After Barack Obama is sworn in as the 44th US president on Jan. 20, he may soon start wishing he’d never been born. What a mess. Not since Franklin D. Roosevelt took office in 1933 has a new president faced such a shambles. George Bush has left his successor two disastrous wars, a tanking economy, rising unemployment, a financial meltdown and a debt crisis. So what’s Obama to do?
To his credit, Obama is promising to scale back the $3 trillion Iraq war, which has killed up to a million Iraqi civilians and left about 35,000 Americans dead or wounded. On the other hand, he’s promising to step up the fighting in Afghanistan and perhaps Pakistan---trading one costly, unwinnable war for another. He’d be wiser to bring the US military home altogether, and instead invest his energy in seeking diplomatic solutions. Terrorism can be dealt with by international police forces, and regional conflicts should be worked out in negotiations between Afghanistan and its neighbours.
Besides, Obama should face the fact that Americans simply can’t afford these wars. They’re already borrowing money from China and the oil-producing countries to finance them. Now, with a looming recession, the US will have to dive even deeper into debt to pursue its militaristic foreign policies. If Obama wants to avoid being blamed for the misery inflicted by Bush’s recession, he’ll need to shift money from foreign wars to domestic priorities such as social programs and public works projects.
When he took office 75 years ago, FDR inherited a nation in the worst depression it had ever experienced. In his inaugural address, he blamed capitalist greed for the country’s economic chaos and promised to “apply social values more noble than mere monetary profit.” FDR expanded relief programs for the unemployed, homeowners and farmers. He also financed public works projects to put Americans back to work. True, the situation for Obama is not nearly as stark. The latest US unemployment figure is 6.1 percent, not even close to the horrendous 25 percent FDR faced. But experts predict unemployment will keep rising. A jobless rate of eight percent adds up to another two to three million out of work. Meanwhile, US manufacturing plants continue to close as jobs move to China and other countries where labour is cheap. The question arises, then: Does Obama have FDR’s political nerve? During his presidential campaign, he kept calling for change, but was it only empty rhetoric?
Let’s hope not. I’d love Obama to be his country’s saviour.

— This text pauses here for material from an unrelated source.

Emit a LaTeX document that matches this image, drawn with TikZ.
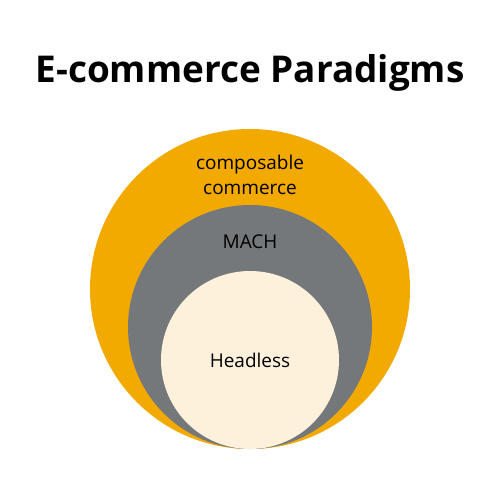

Unfortunately though, his record $600 million plus in campaign contributions raises questions about his ties to corporate America. “Obama is a company man,” warns Glen Ford, editor of the Black Agenda Report, a journal of African American political thought. Ford cites some of Obama’s pro-business Senate votes and his corporate campaign contributions. For example, the Associated Press reported in September that Obama’s campaign received $9.9 million from securities and investment firms---the same firms that traded in the kind of predatory mortgage lending that gouged the poor and precipitated Wall Street’s financial meltdown. The Bush administration is hemorrhaging at least $700 billion (yes, billion) to bail out these firms, an action endorsed by Obama.
Critics on the American left have called Obama neo-liberal and an advocate of American empire. Yet Obama clearly inspires people in a way no American politician has in decades; his eloquent call for change resonates with people of modest means. More than $280 million of his campaign contributions came in small donations of under $200. And maybe people are right that once in office, Obama will follow FDR’s example, rise above corporate politics and bring in a new deal for ordinary people. After the victory party though, Obama will face the monsters of George Bush’s criminal regime: costly wars, ballooning debt and a crumbling economy. Obama’s response will determine his success or failure.